Similar to microshifting, coffee badging was another new workplace trend in 2025, in which workers turn up at the office, swipe with their badge, grab a cup of coffee and catchup with colleagues, and then head home to work remotely for the rest of the day.
With a recent study finding that more than two-thirds of workers would start looking for a new position if forced to return to the office more often suggests that coffee badging may well have emerged in 2025 as a kind of employee pushback among growing return-to-work mandates.
Poly-Employment

A euphemism for holding down several different jobs at once, poly-employment emerged in 2025 both as a response to the ongoing cost of living crisis and, somewhat more positively, among Millennials and Gen Z-ers who are seeking more variety and diversity in their working lives.
Office Frogs

Rather than holding down multiple jobs simultaneously, some younger Gen Z-ers landed a reputation as “office frogs” in 2025, as they instead embraced a career path involving continually shifting from one job to another in search of better pay, conditions, and work–life balance.
The opposite trend, of sticking with a job for a long time, alternatively, has become known as “job hugging.”
Hush-Tripping

Also known as “ghost vacationing” and “workcations,” hush-tripping is the increasingly common (and somewhat shady) workplace practice of taking time off, without informing your employer.
The growing ability of workers to work remotely is chiefly responsible for the trend, with employees still clocking in and joining calls and meetings online, only while away rather than at home.

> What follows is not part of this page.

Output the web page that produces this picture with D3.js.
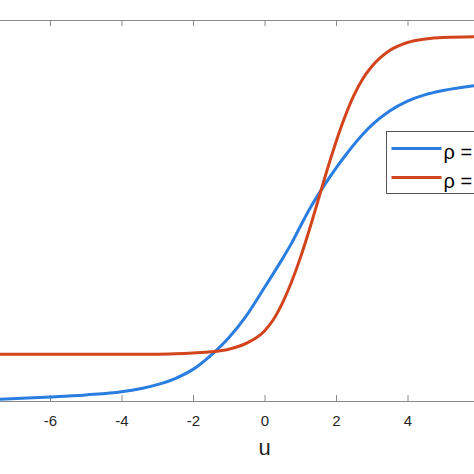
<!DOCTYPE html>
<html lang="en">
<head>
    <meta charset="UTF-8">
    <title>rho curves</title>
    <style>
        body { margin: 0; background: #fff; }
        svg { display: block; font-family: "Liberation Sans", Arial, sans-serif; }
    </style>
</head>
<body>
    <svg width="474" height="474"></svg>

    <script src="https://d3js.org/d3.v7.min.js"></script>
    <script>
        // values (y normalised to the visible plot height)
        const uValues = [-7.5, -6, -5, -4, -3, -2.5, -2, -1.5, -1, -0.5, 0, 0.25, 0.5, 0.75, 1, 1.25, 1.5, 1.75, 2, 2.25, 2.5, 2.75, 3, 3.5, 4, 4.5, 5, 6];
        const blueValues = [0.004, 0.0105, 0.016, 0.024, 0.043, 0.059, 0.083, 0.120, 0.166, 0.225, 0.298, 0.335, 0.373, 0.413, 0.458, 0.502, 0.541, 0.577, 0.611, 0.643, 0.673, 0.700, 0.724, 0.761, 0.787, 0.804, 0.815, 0.829];
        const redValues  = [0.123, 0.123, 0.123, 0.123, 0.123, 0.124, 0.126, 0.129, 0.136, 0.152, 0.184, 0.214, 0.257, 0.311, 0.375, 0.448, 0.527, 0.606, 0.680, 0.746, 0.802, 0.846, 0.878, 0.920, 0.941, 0.950, 0.954, 0.956];
        const xTicks = [-6, -4, -2, 0, 2, 4];
        const legendLabels = ["\u03C1 =", "\u03C1 ="];
        const seriesColors = ["#2a7de1", "#d2451c"];

        const svg = d3.select("svg");

        // plot is cropped: x=0 sits at 264.5px, 2 units = 71.5px
        const x = d3.scaleLinear().domain([-8, 8]).range([264.5 - 8 * 35.75, 264.5 + 8 * 35.75]);
        const y = d3.scaleLinear().domain([0, 1]).range([401, 20]);

        const axisColor = "#8a8a8a";

        const bottomAxis = svg.append("g")
            .attr("transform", "translate(0,401)")
            .call(d3.axisBottom(x).tickValues(xTicks).tickSizeInner(-6).tickSizeOuter(0)
                .tickPadding(14).tickFormat(d => String(d)));

        const topAxis = svg.append("g")
            .attr("transform", "translate(0,20)")
            .call(d3.axisTop(x).tickValues(xTicks).tickSizeInner(-6).tickSizeOuter(0).tickFormat(""));

        [bottomAxis, topAxis].forEach(g => {
            g.select(".domain").attr("stroke", axisColor);
            g.selectAll(".tick line").attr("stroke", axisColor);
            g.selectAll(".tick text")
                .attr("fill", "#262626")
                .style("font-size", "15px")
                .style("font-family", "'Liberation Sans', Arial, sans-serif");
        });

        svg.append("text")
            .attr("x", x(0))
            .attr("y", 455)
            .attr("text-anchor", "middle")
            .attr("fill", "#262626")
            .style("font-size", "22px")
            .text("u");

        const line = d3.line()
            .x((d, i) => x(uValues[i]))
            .y(d => y(d))
            .curve(d3.curveMonotoneX);

        [blueValues, redValues].forEach((vals, k) => {
            svg.append("path")
                .datum(vals)
                .attr("d", line)
                .attr("fill", "none")
                .attr("stroke", seriesColors[k])
                .attr("stroke-width", 3);
        });

        // legend (runs off the right edge like the original crop)
        const legend = svg.append("g").attr("transform", "translate(386.5,131.5)");
        legend.append("rect")
            .attr("width", 200)
            .attr("height", 62)
            .attr("fill", "#fff")
            .attr("stroke", "#555")
            .attr("stroke-width", 1);

        legendLabels.forEach((lab, k) => {
            const yy = 17 + k * 29;
            legend.append("line")
                .attr("x1", 5).attr("x2", 55)
                .attr("y1", yy).attr("y2", yy)
                .attr("stroke", seriesColors[k])
                .attr("stroke-width", 3);
            legend.append("text")
                .attr("x", 57)
                .attr("y", yy + 10)
                .attr("fill", "#000")
                .style("font-size", "20px")
                .style("white-space", "pre")
                .text(lab);
        });
    </script>
</body>
</html>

Taking this practice to the extreme and remaining away from work permanently while traveling, meanwhile, has been dubbed “digital nomadism.”
9-9-6

Somewhere in between the usual 9-to-5 workday and the impossible-to-maintain 24-7 lifestyle is 9-9-6 work. The term has emerged this year amid increasing workday pressures, demanding longer shifts and more hours from employees, creating a situation in which workers are expected to be available or clock in to their work or online calls any time from 9:00 a.m. to 9:00 p.m., six days a week.
Boreout Syndrome

If your work isn’t quite as full on as a 9-9-6 job, however, then you may well have been experiencing boreout, rather than burnout, in 2025. This “syndrome” refers to work or employment that is uninspiring, unchallenging, and unacknowledged, leading to workers feeling utterly detached and unmotivated by their jobs.
Anti-Perks

According to Forbes, on-site gyms and gaming rooms, flexible hours and vacations, and even team-building exercises have all been labelled as “anti-perks” this year—a term for workplace features and amenities sold as positives that some workers might instead find off-putting or distracting.
Team-building away days, for instance, might sound like a chance to meet other workmates more casually and take a break from the office, but they can also prove distracting, time-consuming, and ultimately unnecessary.
Workplace features like gyms and games rooms, meanwhile, can blur the line between work and personal life, while flexible hours and contracts can lead to some employees feeling uncertain about how much time off is acceptable, and ultimately feeling like they cannot take as much vacation time as they might otherwise do.